Friday column: Brilliant Olivia Colman

Published by Emma Lee-Potter in on Friday 11th January 2019

January isn’t my favourite month of the year. It’s cold and bleak, Christmas bills are flooding in and it’s tax return time too. To make matters worse, I’m doing Dry January. Actually, I do it every year – a habit dating back to my Evening Standard days, when most of the news room gave their livers a much-needed rest for four whole weeks.

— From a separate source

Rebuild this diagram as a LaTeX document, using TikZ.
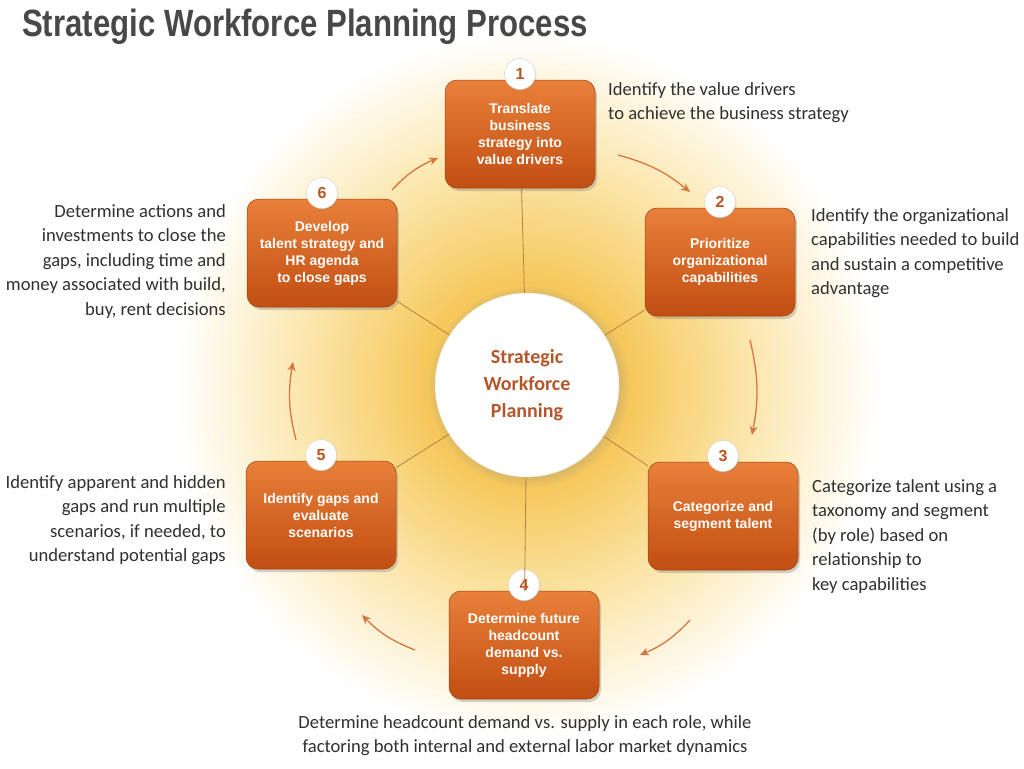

But in amongst the January gloom there’s still some fun to be had. There’s Olivia Colman’s barnstorming performance as Queen Anne in The Favourite for a start. She’s outrageous and funny and touching and bawdy in equal measures and if she doesn’t win the BAFTA she was nominated for this week I’ll eat my hat. Co-stars Rachel Weisz and Emma Stone are top notch too, although I reckon Rachel Weisz just edges it with her bewitching role as Sarah Churchill, Duchess of Marlborough. The duchess is ruthless, wicked and beguiling by turns – no wonder poor old Queen Anne, her childhood friend, was utterly mesmerised.

* * *

Four days after Christmas, we drove into the depths of rural Dorset to have tea with an old schoolfriend of mine. She’s rented a house up a long country track and as we neared the turning we suddenly noticed a nervous looking dog in the middle of the road. The traffic shuddered to a halt as the dog skittered in one direction and then another. Unsure what to do, we spotted an elegant blonde getting out of her car and trying to coax the dog off the road. She produced a pack of cheese from her carboot and proceeded to tempt it to safety. The dog was having none of it, quickly chomping the cheese and then running off again.

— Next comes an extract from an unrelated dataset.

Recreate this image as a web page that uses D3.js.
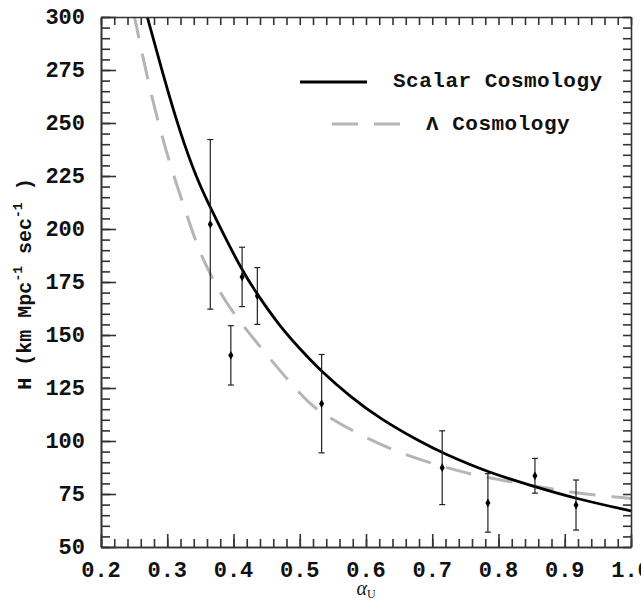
<!DOCTYPE html>
<html>
<head>
<meta charset="utf-8">
<script src="https://cdn.jsdelivr.net/npm/d3@7"></script>
<style>
  body { margin: 0; background: #fff; }
  svg { display: block; }
  .tick-label { font-family: "Liberation Mono", "DejaVu Sans Mono", monospace; font-weight: bold; fill: #111; }
</style>
</head>
<body>
<div id="chart"></div>
<script>
// Observed H(z) points: alpha_U, H, error
const obsAlpha = [0.365, 0.396, 0.413, 0.436, 0.533, 0.715, 0.784, 0.855, 0.917];
const obsH     = [202.2, 140.4, 177.4, 168.4, 117.6, 87.4, 70.8, 83.6, 69.8];
const obsErr   = [40.0, 14.0, 14.0, 13.4, 23.2, 17.4, 13.8, 8.2, 11.8];

// Scalar cosmology curve
const scalarAlpha = [0.268, 0.2705, 0.2966, 0.319, 0.344, 0.366, 0.385, 0.412, 0.435, 0.469, 0.500, 0.533, 0.576, 0.621, 0.682, 0.715, 0.784, 0.855, 0.917, 1.0];
const scalarH     = [302.0, 299.4, 269.5, 245.9, 224.0, 209.5, 197.5, 181.0, 169.5, 154.5, 143.5, 132.7, 121.0, 110.5, 99.6, 94.4, 85.2, 78.4, 72.8, 67.0];

// Lambda cosmology curve
const lambdaAlpha = [0.249, 0.251, 0.271, 0.290, 0.309, 0.334, 0.344, 0.357, 0.372, 0.385, 0.405, 0.503, 0.533, 0.591, 0.651, 0.715, 0.772, 0.855, 0.917, 1.0];
const lambdaH     = [302.0, 299.4, 269.5, 245.9, 225.5, 202.6, 193.2, 183.7, 174.4, 167.5, 157.7, 120.6, 113.0, 102.8, 94.2, 87.9, 83.2, 78.8, 75.3, 72.9];

// Axis ticks
const xTicks = [0.2, 0.3, 0.4, 0.5, 0.6, 0.7, 0.8, 0.9, 1.0];
const xTickLabels = ["0.2", "0.3", "0.4", "0.5", "0.6", "0.7", "0.8", "0.9", "1.0"];
const yTicks = [50, 75, 100, 125, 150, 175, 200, 225, 250, 275, 300];
const yTickLabels = ["50", "75", "100", "125", "150", "175", "200", "225", "250", "275", "300"];

const legendLabels = ["Scalar Cosmology", "\u039B Cosmology"];

const width = 641, height = 600;
const margin = { top: 17, right: 10, bottom: 53, left: 101 };
const plotW = 631 - margin.left;
const plotH = 547 - margin.top;

const svg = d3.select("#chart").append("svg")
  .attr("width", width)
  .attr("height", height);

const x = d3.scaleLinear().domain([0.2, 1.0]).range([margin.left, margin.left + plotW]);
const y = d3.scaleLinear().domain([50, 300]).range([margin.top + plotH, margin.top]);

// clip for the curves
svg.append("clipPath").attr("id", "plot-clip")
  .append("rect")
  .attr("x", margin.left).attr("y", margin.top)
  .attr("width", plotW).attr("height", plotH);

// Function to draw the curves
function drawCurves() {
  const line = d3.line()
    .x(d => x(d[0]))
    .y(d => y(d[1]))
    .curve(d3.curveBasis);

  const lambdaData = lambdaAlpha.map((a, i) => [a, lambdaH[i]]);
  const scalarData = scalarAlpha.map((a, i) => [a, scalarH[i]]);

  const g = svg.append("g").attr("clip-path", "url(#plot-clip)");

  g.append("path")
    .datum(lambdaData)
    .attr("d", line)
    .attr("fill", "none")
    .attr("stroke", "#b5b5b5")
    .attr("stroke-width", 3)
    .attr("stroke-dasharray", "26,16");

  g.append("path")
    .datum(scalarData)
    .attr("d", line)
    .attr("fill", "none")
    .attr("stroke", "#000")
    .attr("stroke-width", 2.8);
}

// Function to draw the data points with error bars
function drawPoints() {
  const g = svg.append("g");
  const cap = 3;

  obsAlpha.forEach((a, i) => {
    const cx = x(a);
    const top = y(obsH[i] + obsErr[i]);
    const bot = y(obsH[i] - obsErr[i]);

    g.append("line")
      .attr("x1", cx).attr("x2", cx)
      .attr("y1", top).attr("y2", bot)
      .attr("stroke", "#222").attr("stroke-width", 1.2);
    g.append("line")
      .attr("x1", cx - cap).attr("x2", cx + cap)
      .attr("y1", top).attr("y2", top)
      .attr("stroke", "#222").attr("stroke-width", 1.2);
    g.append("line")
      .attr("x1", cx - cap).attr("x2", cx + cap)
      .attr("y1", bot).attr("y2", bot)
      .attr("stroke", "#222").attr("stroke-width", 1.2);

    g.append("path")
      .attr("d", d3.symbol().type(d3.symbolDiamond).size(22))
      .attr("transform", `translate(${cx},${y(obsH[i])})`)
      .attr("fill", "#000");
  });
}

// Function to draw axes with inward ticks on all four sides
function drawAxes() {
  const axisColor = "#333";
  const minorX = d3.range(0.2, 1.0001, 0.02);
  const minorY = d3.range(50, 300.001, 5);

  // bottom axis
  svg.append("g")
    .attr("transform", `translate(0,${margin.top + plotH})`)
    .call(d3.axisBottom(x).tickValues(minorX).tickSizeInner(-8).tickSizeOuter(0).tickFormat(""));
  svg.append("g")
    .attr("transform", `translate(0,${margin.top + plotH})`)
    .call(d3.axisBottom(x).tickValues(xTicks).tickSizeInner(-13).tickSizeOuter(0).tickFormat(""));

  // top axis
  svg.append("g")
    .attr("transform", `translate(0,${margin.top})`)
    .call(d3.axisTop(x).tickValues(minorX).tickSizeInner(-8).tickSizeOuter(0).tickFormat(""));

  // left axis
  svg.append("g")
    .attr("transform", `translate(${margin.left},0)`)
    .call(d3.axisLeft(y).tickValues(minorY).tickSizeInner(-9).tickSizeOuter(0).tickFormat(""));
  svg.append("g")
    .attr("transform", `translate(${margin.left},0)`)
    .call(d3.axisLeft(y).tickValues(yTicks).tickSizeInner(-15).tickSizeOuter(0).tickFormat(""));

  // right axis
  svg.append("g")
    .attr("transform", `translate(${margin.left + plotW},0)`)
    .call(d3.axisRight(y).tickValues(minorY).tickSizeInner(-8).tickSizeOuter(0).tickFormat(""));

  svg.selectAll(".domain").attr("stroke", axisColor).attr("stroke-width", 1.6);
  svg.selectAll(".tick line").attr("stroke", axisColor).attr("stroke-width", 1.6);

  // tick labels
  svg.append("g").selectAll("text")
    .data(xTicks)
    .enter()
    .append("text")
    .attr("class", "tick-label")
    .attr("x", d => x(d))
    .attr("y", 577)
    .attr("text-anchor", "middle")
    .attr("font-size", 22)
    .text((d, i) => xTickLabels[i]);

  svg.append("g").selectAll("text")
    .data(yTicks)
    .enter()
    .append("text")
    .attr("class", "tick-label")
    .attr("x", 85)
    .attr("y", d => y(d))
    .attr("dy", "0.33em")
    .attr("text-anchor", "end")
    .attr("font-size", 22)
    .text((d, i) => yTickLabels[i]);

  // y axis title
  const yt = svg.append("text")
    .attr("class", "tick-label")
    .attr("transform", "translate(31,284) rotate(-90)")
    .attr("text-anchor", "middle")
    .attr("font-size", 20);
  yt.append("tspan").text("H (km Mpc");
  yt.append("tspan").attr("font-size", 13).attr("dy", -9).text("-1");
  yt.append("tspan").attr("dy", 9).text(" sec");
  yt.append("tspan").attr("font-size", 13).attr("dy", -9).text("-1");
  yt.append("tspan").attr("dy", 9).text(" )");

  // x axis title
  const xt = svg.append("text")
    .attr("x", x(0.6))
    .attr("y", 595)
    .attr("text-anchor", "middle")
    .attr("font-family", "'Liberation Serif', serif")
    .attr("fill", "#111");
  xt.append("tspan").attr("font-style", "italic").attr("font-size", 20).text("\u03B1");
  xt.append("tspan").attr("font-size", 12).attr("dy", 3).text("U");
}

// Function to draw the legend
function drawLegend() {
  const g = svg.append("g");
  g.append("line")
    .attr("x1", 300).attr("x2", 367).attr("y1", 82).attr("y2", 82)
    .attr("stroke", "#000").attr("stroke-width", 2.8);
  g.append("line")
    .attr("x1", 332).attr("x2", 400).attr("y1", 124).attr("y2", 124)
    .attr("stroke", "#b5b5b5").attr("stroke-width", 3)
    .attr("stroke-dasharray", "26,16");

  g.append("text").attr("class", "tick-label")
    .attr("x", 393).attr("y", 87)
    .attr("font-size", 21)
    .attr("letter-spacing", 0.5)
    .text(legendLabels[0]);
  g.append("text").attr("class", "tick-label")
    .attr("x", 426).attr("y", 130)
    .attr("font-size", 21)
    .attr("letter-spacing", 0.5)
    .text(legendLabels[1]);
}

drawCurves();
drawPoints();
drawAxes();
drawLegend();
</script>
</body>
</html>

I got out of the car to see if I could help. I didn’t have a clue what to do but it seemed churlish not to try. As I marched up to the woman she looked at me quizzically and said “Emma”. I couldn’t place her for a second and then I realised who she was; Lelia, a friend I knew in London in my early 20s and who I hadn’t seen since.

The chances of us meeting on a country road in the middle of nowhere must be a million to one. It turned out that Lelia lives in Kent and was staying with her family in a Dorset cottage over Christmas. If I’d driven faster and arrived at the turning five minutes earlier we’d never have met for the first time in years.

I flung my arms around Lelia – much to the astonishment of my family, who were all sitting in the car.

“We all thought you’d lost the plot,” said my son when I got back in. “Why were you hugging a complete stranger in the middle of the road, with the traffic backed up in both directions?”

* * *

Grrr. Just to make January more annoying, the ferry is still grounded. As I mentioned in my last blog, it was out of action for more than seven weeks in November and December for its two-yearly refit. Then, a few days before Christmas, it was back. Hooray. Except a few hours later there was a hydraulic problem and it still hasn’t returned to service. In the meantime there’s been a woeful lack of information and we’re all really fed up.